Wassie brought Lowman to Ethiopia, where they organized a workshop for more than 150 priests, many of whom walked for days in order to attend. The scientists fired up a laptop with a generator and projected Google Earth photos onto a bedsheet, showing the priests how the forests had shrunk over time.

“They were so passionate from the start,” Lowman says, “because they saw themselves as stewards of all God’s creatures. I, as conservation scientist, believe we have a responsibility to save biodiversity. That’s the same goal.”

Building a solution

The most efficient, straightforward thing they could do to preserve the forests, the scientists decided with the priests, was to build low, simple walls that would carefully demarcate the forests and keep wandering animals from lumbering in.

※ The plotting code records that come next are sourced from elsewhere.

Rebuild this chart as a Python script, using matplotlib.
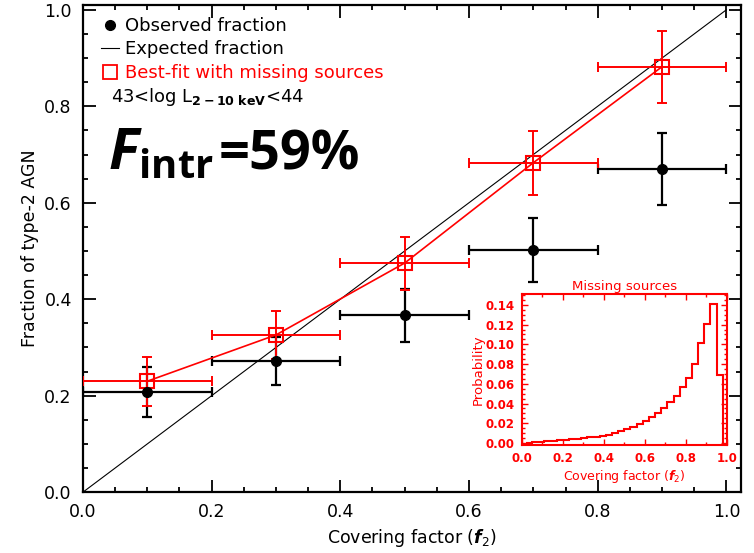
import numpy as np
import matplotlib
matplotlib.use("Agg")
import matplotlib.pyplot as plt
from matplotlib.lines import Line2D
from matplotlib.ticker import MultipleLocator

# observed and best-fit fractions per covering-factor bin
cov_bins = [0.1, 0.3, 0.5, 0.7, 0.9]
cov_halfwidth = [0.1, 0.1, 0.1, 0.1, 0.1]
obs_frac = [0.208, 0.272, 0.367, 0.502, 0.670]
obs_err = [0.052, 0.050, 0.055, 0.066, 0.075]
fit_frac = [0.230, 0.326, 0.475, 0.683, 0.882]
fit_err = [0.051, 0.050, 0.055, 0.066, 0.075]

# missing sources distribution (inset)
miss_edges = [0.02, 0.05, 0.08, 0.11, 0.14, 0.17, 0.20, 0.23, 0.26, 0.29, 0.32,
              0.35, 0.38, 0.41, 0.44, 0.47, 0.50, 0.53, 0.56, 0.59, 0.62, 0.65,
              0.68, 0.71, 0.74, 0.77, 0.80, 0.83, 0.86, 0.89, 0.92, 0.95, 0.98]
miss_prob = [0.0003, 0.001, 0.0015, 0.002, 0.0025, 0.003, 0.0035, 0.004,
             0.0045, 0.005, 0.0057, 0.0065, 0.0075, 0.0085, 0.010, 0.012,
             0.014, 0.016, 0.019, 0.022, 0.026, 0.030, 0.035, 0.042, 0.048,
             0.057, 0.066, 0.080, 0.101, 0.121, 0.141, 0.069]

RED = "#ff0000"

fig = plt.figure(figsize=(7.54, 5.53), dpi=100)
ax = fig.add_axes([0.110, 0.110, 0.873, 0.881])

ax.plot([0, 1], [0, 1], color="black", lw=0.8, zorder=1)

ax.errorbar(cov_bins, obs_frac, xerr=cov_halfwidth, yerr=obs_err, fmt="none",
            ecolor="black", elinewidth=1.6, capsize=3.5, capthick=1.6, zorder=2)
ax.errorbar(cov_bins, fit_frac, xerr=cov_halfwidth, yerr=fit_err, fmt="none",
            ecolor=RED, elinewidth=1.4, capsize=3.5, capthick=1.4, zorder=3)
ax.plot(cov_bins, fit_frac, color=RED, lw=1.2, zorder=3)
ax.plot(cov_bins, fit_frac, ls="none", marker="s", ms=9.5, mfc="none",
        mec=RED, mew=1.5, zorder=4)
ax.plot(cov_bins, obs_frac, ls="none", marker="o", ms=7, color="black", zorder=4)

ax.set_xlim(0, 1.023)
ax.set_ylim(0, 1.01)
ax.xaxis.set_major_locator(MultipleLocator(0.2))
ax.xaxis.set_minor_locator(MultipleLocator(0.05))
ax.yaxis.set_major_locator(MultipleLocator(0.2))
ax.yaxis.set_minor_locator(MultipleLocator(0.05))
ax.tick_params(which="both", direction="in", top=True, right=True, width=1.3,
               labelsize=12.5)
ax.tick_params(which="major", length=9, pad=8)
ax.tick_params(which="minor", length=3.5)
for s in ax.spines.values():
    s.set_linewidth(1.6)
ax.set_xlabel(r"Covering factor ($\boldsymbol{f}_2$)", fontsize=12.5, labelpad=4)
ax.set_ylabel("Fraction of type-2 AGN", fontsize=12.5, labelpad=4)

handles = [
    Line2D([], [], ls="none", marker="o", ms=7, color="black"),
    Line2D([], [], color="black", lw=0.8),
    Line2D([], [], ls="none", marker="s", ms=9.5, mfc="none", mec=RED, mew=1.3),
]
labels = ["Observed fraction", "Expected fraction", "Best-fit with missing sources"]
ax.legend(handles, labels, loc="upper left", bbox_to_anchor=(0.017, 0.99),
          frameon=False, fontsize=13, handlelength=1.0, handletextpad=0.3,
          labelspacing=0.3, borderaxespad=0,
          labelcolor=["black", "black", RED])

ax.text(0.043, 0.80, r"43<log L$_{\mathbf{2-10\ keV}}$<44", transform=ax.transAxes,
        fontsize=13, va="baseline")

plt.rcParams["mathtext.fontset"] = "custom"
plt.rcParams["mathtext.rm"] = "Open Sans"
plt.rcParams["mathtext.bf"] = "Open Sans:bold"
plt.rcParams["mathtext.bfit"] = "Open Sans:bold:italic"
ax.text(0.038, 0.663, r"$\mathbfit{F}_{\mathbf{intr}}$", transform=ax.transAxes,
        fontsize=41, va="baseline")
ax.text(0.206, 0.663, "=59%", transform=ax.transAxes, fontsize=39,
        fontweight="bold", family="Open Sans", va="baseline")
plt.rcParams["mathtext.fontset"] = "dejavusans"

# inset: distribution of missing sources
ins = fig.add_axes([0.692, 0.1953, 0.272, 0.273])
ins.stairs(miss_prob, miss_edges, color=RED, lw=1.5)
ins.set_xlim(0, 1)
ins.set_ylim(-0.002, 0.151)
ins.xaxis.set_major_locator(MultipleLocator(0.2))
ins.xaxis.set_minor_locator(MultipleLocator(0.1))
ins.yaxis.set_major_locator(MultipleLocator(0.02))
ins.yaxis.set_minor_locator(MultipleLocator(0.005))
ins.tick_params(which="both", direction="in", top=True, right=True, color=RED,
                labelcolor=RED, labelsize=8.5, width=1.0)
ins.tick_params(which="major", length=4, pad=5)
ins.tick_params(which="minor", length=2)
for lab in ins.get_xticklabels() + ins.get_yticklabels():
    lab.set_fontweight("bold")
for s in ins.spines.values():
    s.set_color(RED)
    s.set_linewidth(1.5)
ins.set_title("Missing sources", color=RED, fontsize=9.5, pad=3)
ins.set_xlabel(r"Covering factor ($\boldsymbol{f}_2$)", color=RED, fontsize=9,
               labelpad=2)
ins.set_ylabel("Probability", color=RED, fontsize=9.5, labelpad=1)

fig.savefig("out.png", dpi=100)
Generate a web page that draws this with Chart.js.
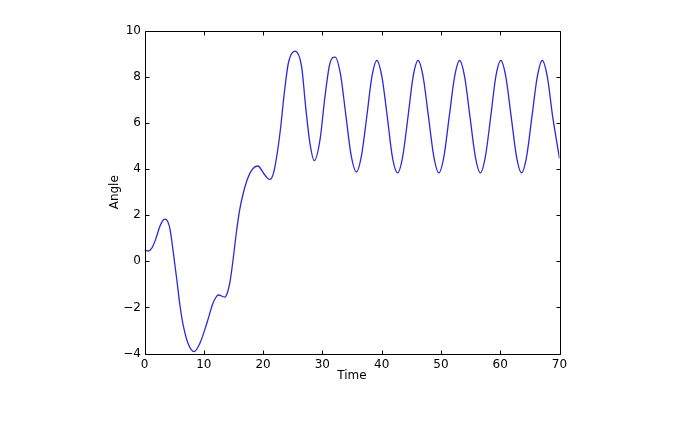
<!DOCTYPE html>
<html lang="en">
<head>
  <meta charset="UTF-8">
  <title>Angle vs Time</title>
  <script src="https://cdn.jsdelivr.net/npm/chart.js"></script>
  <style>
    * {
      margin: 0;
      padding: 0;
      box-sizing: border-box;
    }

    body {
      background-color: #ffffff;
      width: 700px;
      height: 424px;
      overflow: hidden;
    }

    #angle-chart {
      display: block;
    }
  </style>
</head>
<body>
  <canvas id="angle-chart" width="700" height="424"></canvas>

  <script>
    // values
    const times = [
      0, 0.65, 1.2, 1.8, 2.6, 3.0, 3.45, 3.9, 4.3, 4.85, 5.45, 6.0, 6.55, 7.4, 8.35, 9.35,
      10.5, 11.5, 12.0, 12.45, 13.55, 14.0, 14.45, 15.0, 15.55, 16.1, 16.7, 17.4, 18.2,
      19.1, 20.3, 21.1, 21.6, 22.0, 22.85, 23.58, 24.26, 25.38, 26.5, 27.18, 27.9, 28.64,
      29.6, 30.44, 31.28, 32.15,
      33.05, 33.95, 34.85, 35.75, 36.6, 37.5, 38.35, 39.2,
      40.05, 40.95, 41.8, 42.7, 43.55, 44.45, 45.3, 46.15,
      47.0, 47.9, 48.8, 49.65, 50.5, 51.4, 52.3, 53.15,
      54.0, 54.9, 55.8, 56.65, 57.5, 58.4, 59.25, 60.1,
      60.95, 61.85, 62.75, 63.6, 64.45, 65.35, 66.25, 67.1,
      67.95, 68.85, 70
    ];
    const angles = [
      0.5, 0.45, 0.56, 0.9, 1.52, 1.74, 1.83, 1.74, 1.4, 0.4, -0.8, -1.95, -2.8, -3.6, -3.92, -3.55,
      -2.7, -1.85, -1.58, -1.46, -1.55, -1.35, -0.85, 0.2, 1.36, 2.3, 3.0, 3.6, 4.0,
      4.14, 3.75, 3.55, 3.7, 4.1, 5.56, 7.3, 8.6, 9.13, 8.45, 6.72, 5.13, 4.37,
      5.27, 7.15, 8.6, 8.87,
      8.14, 6.37, 4.61, 3.88, 4.59, 6.3, 8.01, 8.72,
      8.01, 6.28, 4.55, 3.84, 4.55, 6.28, 8.01, 8.72,
      8.01, 6.28, 4.55, 3.84, 4.55, 6.28, 8.01, 8.72,
      8.01, 6.28, 4.55, 3.84, 4.55, 6.28, 8.01, 8.72,
      8.01, 6.28, 4.55, 3.84, 4.55, 6.28, 8.01, 8.72,
      8.01, 6.28, 4.47
    ];
    const xTicks = [0, 10, 20, 30, 40, 50, 60, 70];
    const yTicks = [-4, -2, 0, 2, 4, 6, 8, 10];

    const points = times.map((t, i) => ({ x: t, y: angles[i] }));
    const minus = v => String(v).replace('-', '\u2212');

    // box round the plot with inward ticks on all four sides
    const framePlugin = {
      id: 'frame',
      afterDraw(chart) {
        const { ctx, chartArea: ca, scales } = chart;
        const L = Math.round(ca.left) + 0.5, R = Math.round(ca.right) + 0.5;
        const T = Math.round(ca.top) + 0.5, B = Math.round(ca.bottom) + 0.5;
        ctx.save();
        ctx.strokeStyle = '#000';
        ctx.lineWidth = 1;
        ctx.beginPath();
        ctx.rect(L, T, R - L, B - T);
        xTicks.forEach(v => {
          const px = Math.round(scales.x.getPixelForValue(v)) + 0.5;
          ctx.moveTo(px, B); ctx.lineTo(px, B - 4);
          ctx.moveTo(px, T); ctx.lineTo(px, T + 4);
        });
        yTicks.forEach(v => {
          const py = Math.round(scales.y.getPixelForValue(v)) + 0.5;
          ctx.moveTo(L, py); ctx.lineTo(L + 4, py);
          ctx.moveTo(R, py); ctx.lineTo(R - 4, py);
        });
        ctx.stroke();
        ctx.restore();
      }
    };

    const font = { family: '"DejaVu Sans", sans-serif', size: 12 };

    new Chart(document.getElementById('angle-chart'), {
      type: 'line',
      data: {
        datasets: [{
          data: points,
          borderColor: 'rgb(40, 40, 225)',
          borderWidth: 1.3,
          pointRadius: 0,
          fill: false,
          cubicInterpolationMode: 'monotone'
        }]
      },
      options: {
        responsive: false,
        animation: false,
        layout: { padding: { left: 0, right: 140.5, top: 31, bottom: 0 } },
        plugins: {
          legend: { display: false },
          tooltip: { enabled: false }
        },
        scales: {
          x: {
            type: 'linear',
            min: 0,
            max: 70,
            afterBuildTicks: s => { s.ticks = xTicks.map(v => ({ value: v })); },
            afterFit: s => { s.height = 70.5; },
            grid: { display: false, drawTicks: false },
            border: { display: false },
            ticks: { color: '#000', font, padding: 4, maxRotation: 0, callback: minus },
            title: { display: true, text: 'Time', color: '#000', font, padding: { top: 0, bottom: 41 } }
          },
          y: {
            min: -4,
            max: 10,
            afterBuildTicks: s => { s.ticks = yTicks.map(v => ({ value: v })); },
            afterFit: s => { s.width = 144.5; },
            grid: { display: false, drawTicks: false },
            border: { display: false },
            ticks: { color: '#000', font, padding: 3.5, callback: minus },
            title: { display: true, text: 'Angle', color: '#000', font, padding: { top: 108, bottom: 0 } }
          }
        }
      },
      plugins: [framePlugin]
    });
  </script>
</body>
</html>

By the next year, Wassie and Lowman had raised enough money to start building. This simple fix, they found, was remarkably effective. Soon, more and more priests asked for help building their own low walls.

Now, a few years later, the pair has helped more than 20 communities erect walls around their forests, and they have a list many times as long of places they’d like to build more. Where walls have been built, the forests are thriving—so much so that some priests have decided to extend their reach, bumping the walls outward so that they can expand their forests even farther. In intact church forests, water quality is better than in the surrounding fields; tree seedlings survive more often; and pollinators, important for both the species in the forests and the agriculture around them, buzz.

Many churches have built low walls that keep livestock from wandering into the church forests. Here, a large tree has fallen and damaged on of those walls. A woman on her way to worship walks through the hole created by the fallen tree.

PHOTOGRAPH BY KIERAN DODDS

“We were told that most of the forest had been destroyed, and it seemed that there was no hope,” Wassie says. But there are thousands of church forests dotting the landscape, and each one, for him, represents a pinprick of hope for future restoration.

Wassie next wants to figure out how to connect some of the flecks of forest, rebuilding a vast ecological web across the province, however long it takes.

“All the pieces are there,” he says. “Hope, I got from working with the priests. Though churches are under pressure, they are working to protect what we have. We can bring back even more.”